- [Set task] Write out the full listing exactly as given, minus the images.

- [Supplied data]
========================

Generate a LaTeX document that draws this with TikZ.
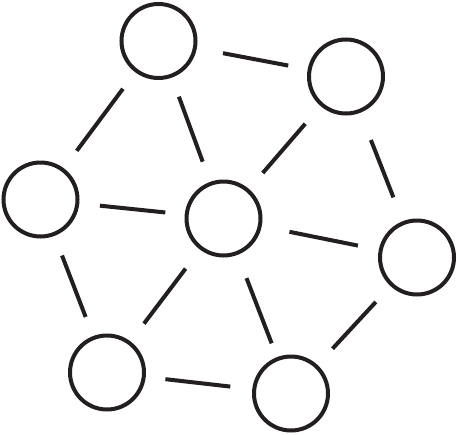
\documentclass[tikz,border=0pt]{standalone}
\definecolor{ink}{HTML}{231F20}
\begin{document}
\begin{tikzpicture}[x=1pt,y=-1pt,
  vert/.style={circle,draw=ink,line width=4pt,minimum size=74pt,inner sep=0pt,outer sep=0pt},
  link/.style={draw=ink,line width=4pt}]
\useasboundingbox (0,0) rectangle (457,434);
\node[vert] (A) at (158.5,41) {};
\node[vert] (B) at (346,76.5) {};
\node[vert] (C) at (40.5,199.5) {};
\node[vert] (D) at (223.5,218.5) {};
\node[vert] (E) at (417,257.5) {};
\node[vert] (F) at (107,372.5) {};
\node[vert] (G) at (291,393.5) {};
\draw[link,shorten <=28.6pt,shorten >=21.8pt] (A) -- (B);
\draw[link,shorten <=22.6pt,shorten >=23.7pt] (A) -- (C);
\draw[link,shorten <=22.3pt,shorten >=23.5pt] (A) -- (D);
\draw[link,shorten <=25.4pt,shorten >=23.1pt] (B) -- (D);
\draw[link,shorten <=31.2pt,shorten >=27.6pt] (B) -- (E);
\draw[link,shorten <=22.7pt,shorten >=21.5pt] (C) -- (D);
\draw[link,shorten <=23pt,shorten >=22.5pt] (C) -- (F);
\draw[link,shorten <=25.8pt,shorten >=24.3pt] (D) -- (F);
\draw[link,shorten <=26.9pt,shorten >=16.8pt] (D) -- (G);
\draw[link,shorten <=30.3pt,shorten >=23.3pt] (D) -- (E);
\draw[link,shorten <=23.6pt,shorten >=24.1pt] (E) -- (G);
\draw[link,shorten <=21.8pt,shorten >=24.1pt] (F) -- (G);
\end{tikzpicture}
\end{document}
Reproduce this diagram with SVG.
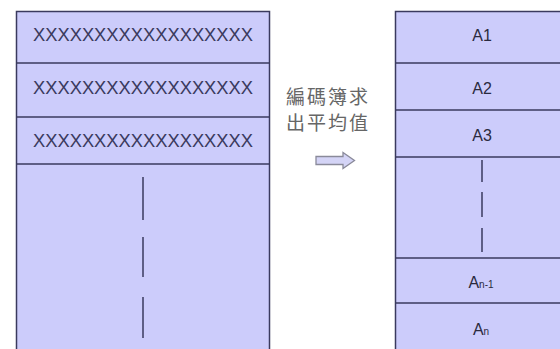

========================

- [Solution]
Generate a LaTeX document that draws this with TikZ.
\documentclass[tikz,border=0pt]{standalone}
\definecolor{ink}{HTML}{231F20}
\begin{document}
\begin{tikzpicture}[x=1pt,y=-1pt,
  vert/.style={circle,draw=ink,line width=4pt,minimum size=74pt,inner sep=0pt,outer sep=0pt},
  link/.style={draw=ink,line width=4pt}]
\useasboundingbox (0,0) rectangle (457,434);
\node[vert] (A) at (158.5,41) {};
\node[vert] (B) at (346,76.5) {};
\node[vert] (C) at (40.5,199.5) {};
\node[vert] (D) at (223.5,218.5) {};
\node[vert] (E) at (417,257.5) {};
\node[vert] (F) at (107,372.5) {};
\node[vert] (G) at (291,393.5) {};
\draw[link,shorten <=28.6pt,shorten >=21.8pt] (A) -- (B);
\draw[link,shorten <=22.6pt,shorten >=23.7pt] (A) -- (C);
\draw[link,shorten <=22.3pt,shorten >=23.5pt] (A) -- (D);
\draw[link,shorten <=25.4pt,shorten >=23.1pt] (B) -- (D);
\draw[link,shorten <=31.2pt,shorten >=27.6pt] (B) -- (E);
\draw[link,shorten <=22.7pt,shorten >=21.5pt] (C) -- (D);
\draw[link,shorten <=23pt,shorten >=22.5pt] (C) -- (F);
\draw[link,shorten <=25.8pt,shorten >=24.3pt] (D) -- (F);
\draw[link,shorten <=26.9pt,shorten >=16.8pt] (D) -- (G);
\draw[link,shorten <=30.3pt,shorten >=23.3pt] (D) -- (E);
\draw[link,shorten <=23.6pt,shorten >=24.1pt] (E) -- (G);
\draw[link,shorten <=21.8pt,shorten >=24.1pt] (F) -- (G);
\end{tikzpicture}
\end{document}
Reproduce this diagram with SVG.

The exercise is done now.